Wainwright had 26 consecutive starts of at least six innings or more. That, by itself, isn’t enough to sway the vote. But consider Lincecum’s long streak was 17 and Carpenter’s longest was 16, and the stat takes on a little more gravity. Quantity is fine. Quality is essential when it comes to the Cy Young. Wainwright had a run of 13 consecutive starts — lodged within that 26-start streak, mind you — where he allowed two earned runs or fewer. Carpenter had a couple runs of four consecutive starts like that (if you dismiss his streak that included a three-inning and five-inning appearance). Lincecum’s longest streak was five.
That was one of the gaps that I finally found that helped shape my ballot. Consistency blended with body of work. It’s hardly a bulletproof recipe for voting, and even days later I went back and looked over the numbers and the notes to see if I would vote differently.
Clearly, with this year’s Cy Young, no vote was wrong.
It’s just important to feel that your vote is right.
-30-


Derrick Goold said he was going to Mizzou for capital-J journalism, but after growing up in the Time Zone Baseball Forgot he was really drawn to MU sitting between two major-league cities. Goold joined the Post-Dispatch in 2001 after working for The Times-Picayune and Rocky Mountain News, covering sports from LSU to NHL and every level of baseball in between.
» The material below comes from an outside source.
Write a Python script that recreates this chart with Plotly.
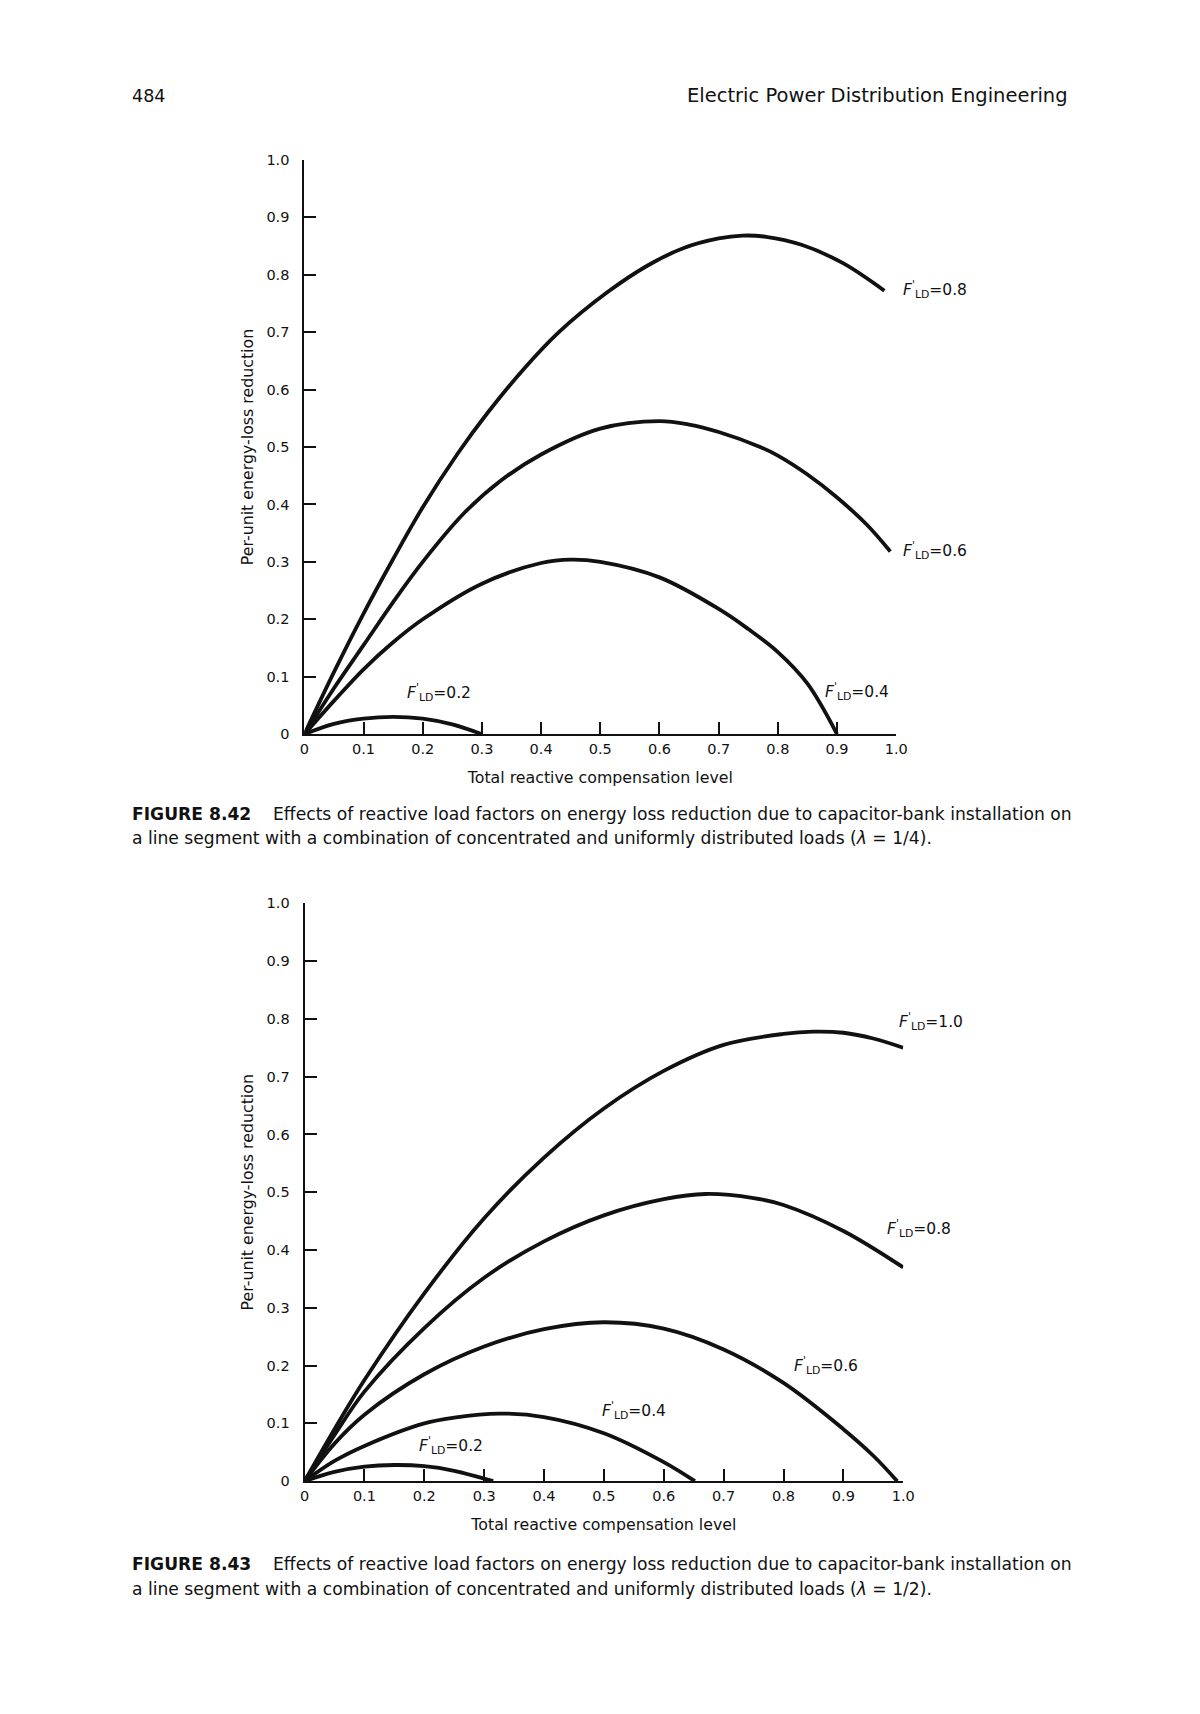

Beat it to death by the numbers … fine. And if a voter still wasn’t sure, the VERY NEXT THING and only thing they should have looked at was: How did the teams do? Cards in the playoffs because of Carp and Waino. Giants NOT in the playoffs despite Lincecum.
I hope this starts the movement toward taking the vote away from the ballwriters’ fraternity … and I’m a once-upon-a-time ballwriter!
How is it that Goold gets a vote for this award? Did Hummel give up his vote?
Mike-
What a pitcher’s teammates did should most definitely NOT be a consideration for the Cy Young Award. It’s all about what a pitcher does on the mound.
Wins are nearly meaningless when it comes to evaluating pitchers.
OLD WILLIE MO GOT THIS RIGHT FOLKS, TRIED TO TELL YOU THIS BUT NO
ONE WOULD LISTEN. NOW, IF YOU LOOK, IF GOOLD WANTED A CARDINAL TO WIN
THEN HE NEVER SHOULD HAVE VOTED LINCECUM THIRD, AS THAT JUST BOOSTED HIS
POINT TOTAL. BYE BYE.
Two writers left Carpenter off their ballot altogether. That was the difference in the count. Those two guys should be shot. Their ignorance should be enough to at least cost them their jobs.
It’s difficult to pitch when you aren’t guaranteed any runs. Must be nice to pitch with a real line-up.
I would have voted in this order: Carpenter, Wainwright, Lincecum. I thought Carpenter, despite the 6 missed starts, had sufficient stats to justify voting for him, and if I wanted to win 1 game, he’s who I would have out there. That being said, Lincecum was great. Hard to argue with any 1 of these three getting the award.
Mr. Pena,
Mr. Goold maintained his credibility by voting for who he believed to be the top 3 pitchers.
YHS,
JPinSTL
Mr. John,
While we agree that Mr. Carp should not have been left off any ballot, I am willing to hear reasons why those writers left him off. I’m willing to bet it had to do with missing part of the first half.
YHS,
JPinSTL
JPIN, IT DOES NOT MATTER WHO COMES IN THIRD, AND IF GOOLD REALLY…..THINKS
A CARDINAL SHOULD WIN IT, THEN YOU DO NOT GIVE SOMEONE ELSE THE CHANCE TO
WIN IT, BUT HE DID AND PUT THE BLAME WHERE IT IS DESERVED. WHY IS IT I AM
THE ONLY ONE THAT THINKS ABOUT HOW THIS AFFECTED THE OUTCOME.
When our St. Louis voters didn’t even get the concept of splitting the vote, Wainwright and Carpenter had no chance.
Get the writers out of the process. They are all to politically and agenda based to vote objectively. The masses would do a better job and that’s a sad statement.